On the bright side I am finally on the other side of the relapse and feeling great! I am back among the living so to speak and I am beyond grateful. I am not only grateful for returned health, but also for the good things that have come out of it. I am sleeping well again and although the one so dear to me continues to battle the unknown, I have come to the place of rest knowing that no matter what happens that it will be ok. I rest in the truth we will always have the promise of heaven which can never be taken away.
Throughout this time I found myself thinking what I would do differently when I was well. I wondered if I had truly been walking into what I know I have been called to do? Was I on the right path? Would I need to change course? What in my life is meant to stay? What needs to go?
Over the years I have learned and I am still learning the importance of asking myself the hard questions. (You know the ones. The ones we try to avoid at all costs.) I try to do this often to hold myself accountable in how I am living my life. I may not always like the answers, yet those answers more often than not will hold the key to my next right thing I am meant to do.
Not long before I got sick, the Lord began to speak to me about how much time I was spending on screens. I had gotten way out of balance, especially on Facebook. What started out for me as a platform for ministry He gave me, I had turned into an idol. Because I am a “social introvert” it became a place where I could have wonderful conversations with my friends without overloading myself with to much activity.
And yet. What about my time with the most important relationship of all ? I was spending time reading my Bible, in prayer and journaling etc…and yet I came to realize that my time with Him was becoming a list of to dos to check off.
At least I was showing up. Right? WRONG!!! He called me many years to go to give Him first place in my life and I have never regretted not even for a moment saying yes to HIM!!! He changed my life! He has made me who I am and He has healed me so deeply of untold things I now often forget they ever happened at all. It is though they never were.

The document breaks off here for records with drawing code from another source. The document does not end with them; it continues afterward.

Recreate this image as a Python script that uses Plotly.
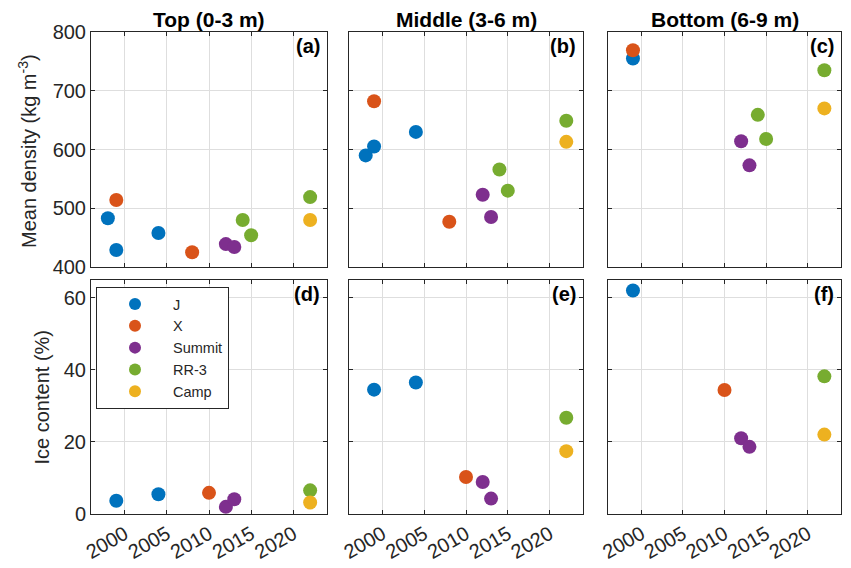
import plotly.graph_objects as go

W, H = 851, 568
OFF = 8  # page body offset of the rendered figure

sites = ["J", "X", "Summit", "RR-3", "Camp"]
colors = ["#0072BD", "#D95319", "#7E2F8E", "#77AC30", "#EDB120"]

# Mean density (kg m-3) per layer: years and values per site
dens_years = {
    "top": {"J": [1998, 1999, 2004], "X": [1999, 2008], "Summit": [2012, 2013],
            "RR-3": [2014, 2015, 2022], "Camp": [2022]},
    "mid": {"J": [1998, 1999, 2004], "X": [1999, 2008], "Summit": [2012, 2013],
            "RR-3": [2014, 2015, 2022], "Camp": [2022]},
    "bot": {"J": [1999], "X": [1999], "Summit": [2012, 2013],
            "RR-3": [2014, 2015, 2022], "Camp": [2022]},
}
dens_vals = {
    "top": {"J": [483, 429, 458], "X": [514, 425], "Summit": [439, 434],
            "RR-3": [480, 454, 519], "Camp": [480]},
    "mid": {"J": [590, 605, 630], "X": [682, 477], "Summit": [523, 485],
            "RR-3": [566, 530, 649], "Camp": [613]},
    "bot": {"J": [755], "X": [769], "Summit": [614, 573],
            "RR-3": [659, 618, 735], "Camp": [670]},
}
# Ice content (%)
ice_years = {
    "top": {"J": [1999, 2004], "X": [2010], "Summit": [2012, 2013],
            "RR-3": [2022], "Camp": [2022]},
    "mid": {"J": [1999, 2004], "X": [2010], "Summit": [2012, 2013],
            "RR-3": [2022], "Camp": [2022]},
    "bot": {"J": [1999], "X": [2010], "Summit": [2012, 2013],
            "RR-3": [2022], "Camp": [2022]},
}
ice_vals = {
    "top": {"J": [3.6, 5.4], "X": [5.8], "Summit": [1.9, 4.0],
            "RR-3": [6.5], "Camp": [3.1]},
    "mid": {"J": [34.5, 36.5], "X": [10.2], "Summit": [8.8, 4.2],
            "RR-3": [26.7], "Camp": [17.4]},
    "bot": {"J": [62.1], "X": [34.4], "Summit": [21.0, 18.6],
            "RR-3": [38.2], "Camp": [22.0]},
}

layers = ["top", "mid", "bot"]
col_titles = ["Top (0-3 m)", "Middle (3-6 m)", "Bottom (6-9 m)"]
panel_labels = [["(a)", "(b)", "(c)"], ["(d)", "(e)", "(f)"]]
x_ticks = [2000, 2005, 2010, 2015, 2020]

FONT = "Liberation Sans, Arial, sans-serif"


def px(x):
    return (x - OFF) / W


def py(y):
    return 1 - (y - OFF) / H


xdoms = [(px(91), px(327)), (px(349), px(583)), (px(608), px(841))]
ydoms = [(py(267), py(32)), (py(513.7), py(280))]

fig = go.Figure()
layout = {}
axcolor = "#262626"
gridcolor = "#dedede"

for r in range(2):
    for c in range(3):
        idx = r * 3 + c + 1
        xa = "xaxis" if idx == 1 else f"xaxis{idx}"
        ya = "yaxis" if idx == 1 else f"yaxis{idx}"
        xr = "x" if idx == 1 else f"x{idx}"
        yr = "y" if idx == 1 else f"y{idx}"
        layout[xa] = dict(
            domain=xdoms[c], anchor=yr, range=[1996, 2024], tickvals=x_ticks,
            showticklabels=(r == 1), tickangle=-30, ticks="inside", ticklen=4,
            tickcolor=axcolor, showline=True, linecolor=axcolor, linewidth=1,
            mirror="allticks", showgrid=True, gridcolor=gridcolor, gridwidth=1,
            zeroline=False, automargin=False,
            tickfont=dict(size=20, color="#262626", family=FONT),
        )
        if r == 0:
            yrange, ytv = [400, 800], [400, 500, 600, 700, 800]
        else:
            yrange, ytv = [0, 65], [0, 20, 40, 60]
        layout[ya] = dict(
            domain=ydoms[r], anchor=xr, range=yrange, tickvals=ytv,
            showticklabels=(c == 0), ticks="inside", ticklen=4,
            tickcolor=axcolor, showline=True, linecolor=axcolor, linewidth=1,
            mirror="allticks", showgrid=True, gridcolor=gridcolor, gridwidth=1,
            zeroline=False, automargin=False,
            tickfont=dict(size=20, color="#262626", family=FONT),
        )
        layer = layers[c]
        yrs = dens_years[layer] if r == 0 else ice_years[layer]
        vals = dens_vals[layer] if r == 0 else ice_vals[layer]
        for s, col in zip(sites, colors):
            fig.add_trace(go.Scatter(
                x=yrs[s], y=vals[s], mode="markers", name=s,
                marker=dict(color=col, size=14, line=dict(width=0)),
                xaxis=xr, yaxis=yr, legendgroup=s,
                showlegend=(idx == 4), cliponaxis=False,
            ))

annotations = []
for c in range(3):
    annotations.append(dict(
        text=f"<b>{col_titles[c]}</b>", x=(xdoms[c][0] + xdoms[c][1]) / 2,
        y=py(19), xref="paper", yref="paper", showarrow=False,
        font=dict(size=21, color="black", family=FONT), xanchor="center", yanchor="middle"))
for r in range(2):
    for c in range(3):
        annotations.append(dict(
            text=f"<b>{panel_labels[r][c]}</b>", x=xdoms[c][1] - 5 / W,
            y=ydoms[r][1] - 14 / H, xref="paper", yref="paper", showarrow=False,
            font=dict(size=20, color="black", family=FONT), xanchor="right", yanchor="middle"))
annotations.append(dict(
    text="Mean density (kg m<sup>-3</sup>)", x=px(27), y=py(151),
    xref="paper", yref="paper", showarrow=False, textangle=-90,
    font=dict(size=20, color="#262626", family=FONT), xanchor="center", yanchor="middle"))
annotations.append(dict(
    text="Ice content (%)", x=px(41.5), y=py(397),
    xref="paper", yref="paper", showarrow=False, textangle=-90,
    font=dict(size=20, color="#262626", family=FONT), xanchor="center", yanchor="middle"))

fig.update_layout(
    width=W, height=H, margin=dict(l=0, r=0, t=0, b=0, autoexpand=False),
    paper_bgcolor="white", plot_bgcolor="white",
    annotations=annotations,
    legend=dict(x=px(96), y=py(287), xanchor="left", yanchor="top",
                bordercolor="#262626", borderwidth=1, bgcolor="white",
                font=dict(size=14.5, color="#262626", family=FONT),
                itemsizing="constant", itemwidth=66, tracegroupgap=0,
                entrywidth=103),
    **layout,
)

fig.write_html("out.html")
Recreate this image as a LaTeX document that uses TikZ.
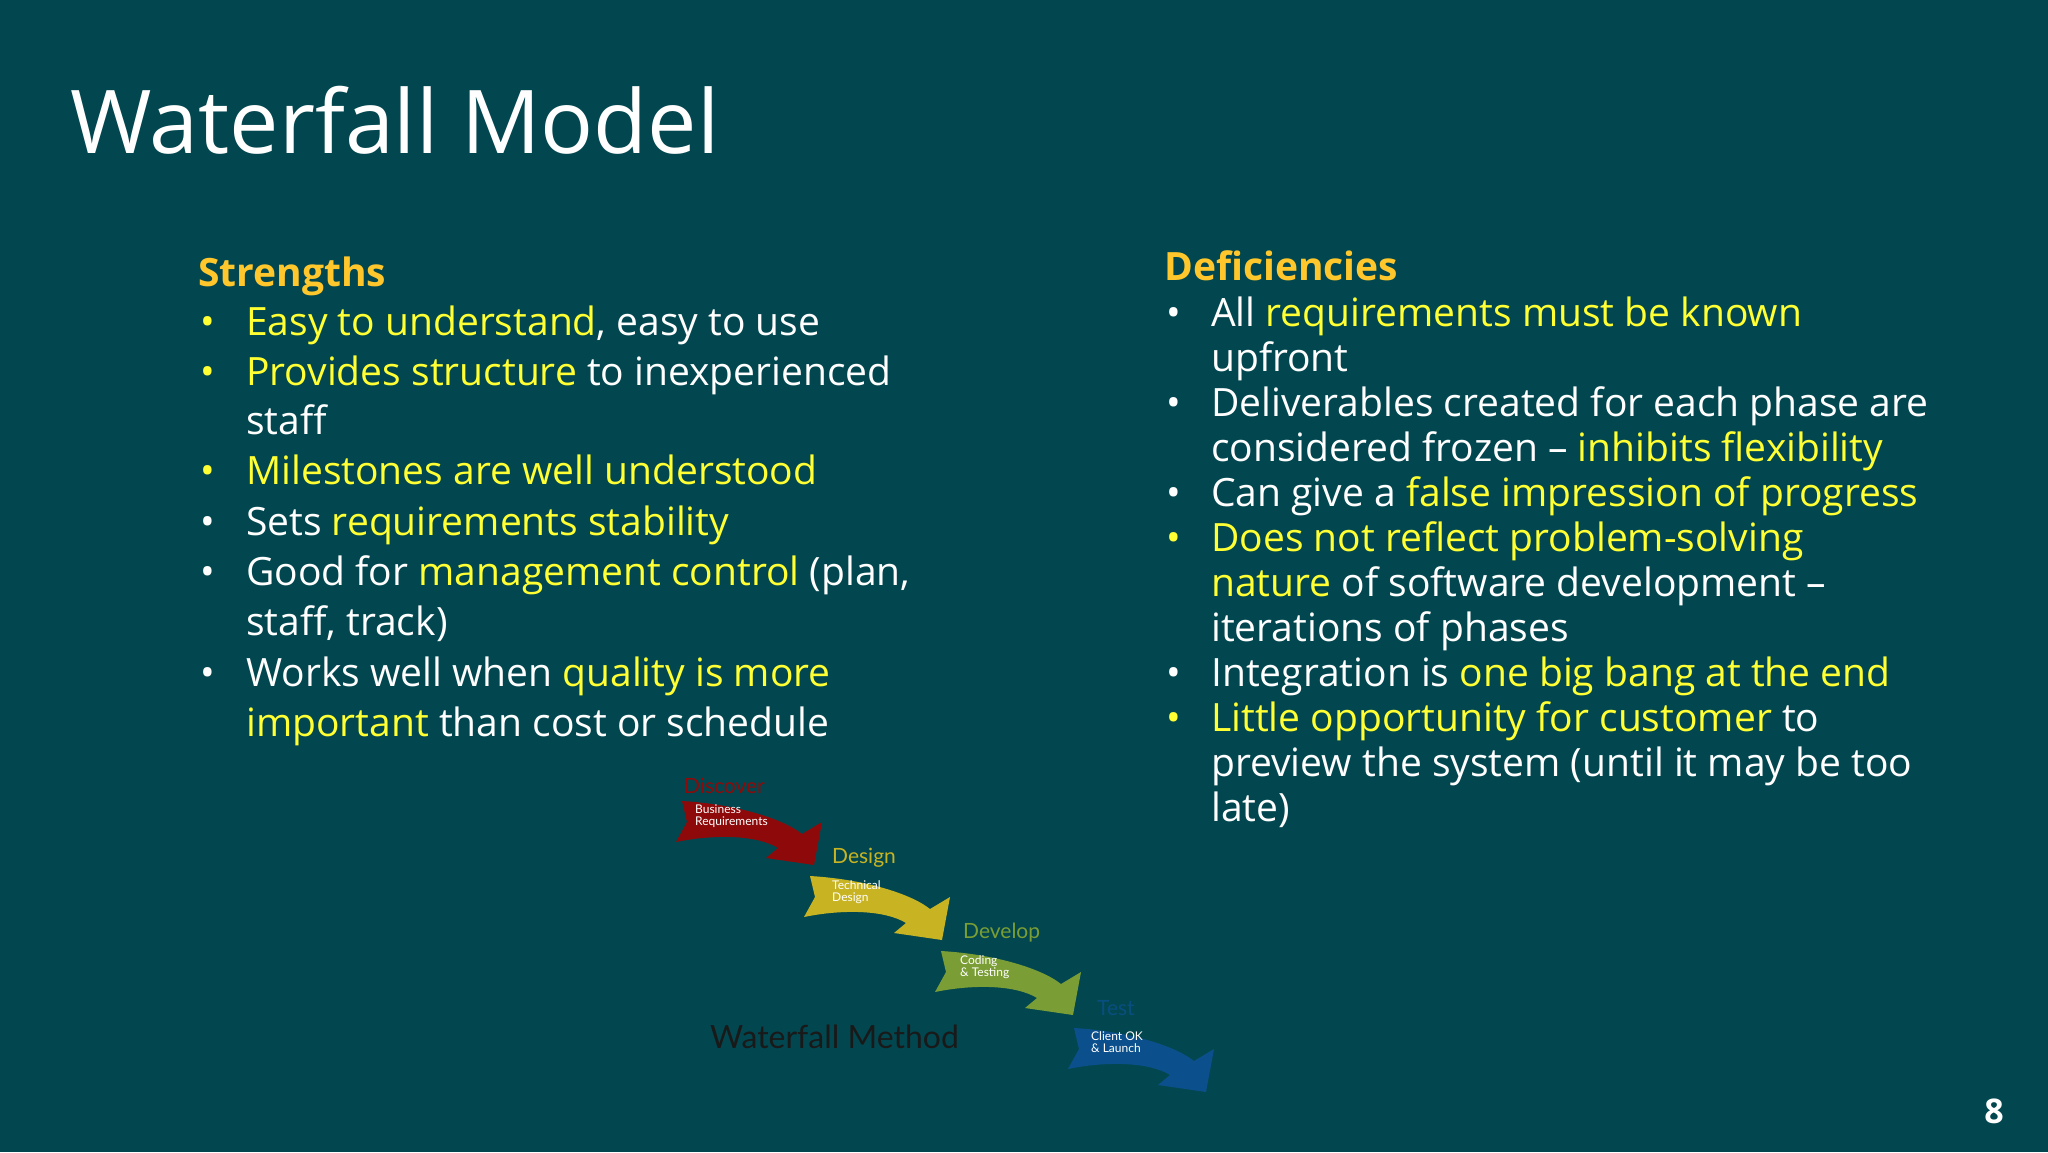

Yet here I was. I had to come face to face with my own humanness and my own sin. I had to admit to myself and to Him that Facebook had become centerstage in my life.
How grateful I am for the truth that I won’t always get it right and He loves me anyway. I love how quickly He forgives when we are genuinely sorry for the wrong we have done.
It isn’t that Facebook is necessarily wrong. Neither is any other type of screen. What makes them wrong is the amount of time we place in front of them. Life is busy yes. And we need down time yes. Yet how easy it is to get sucked in and lose precious time, when we could be actively participating in life. Playing a board game or cards or going out to dinner. Taking a walk, going to visit friends. Spending time with kids and grandkids.
There are so many things we don’t do anymore. Personally I am now reading a book. I don’t remember the last time I read a book except to my grandkids and get this. I LOVE TO READ! I always have!
Every moment of every day we are given choices. God has given us free will. We can all do as we wish, but this I know.
When I come to the end of my life I want to be remembered for living my life well. I want to be remembered for loving deeply. I want to be remembered not only for words He has given me to encourage others on the other side of a screen, but for how I loved them face to face, for feeding the hungry, for being available when there is a need, for being HIS LOVE WITH SKIN ON IT! And the list goes on.
Seriously with as hard as it has been, I am able to see His hand in it all. This time of being sick was exactly what HE used in my life to bring me to this new place I am and WOW! It is incredible here!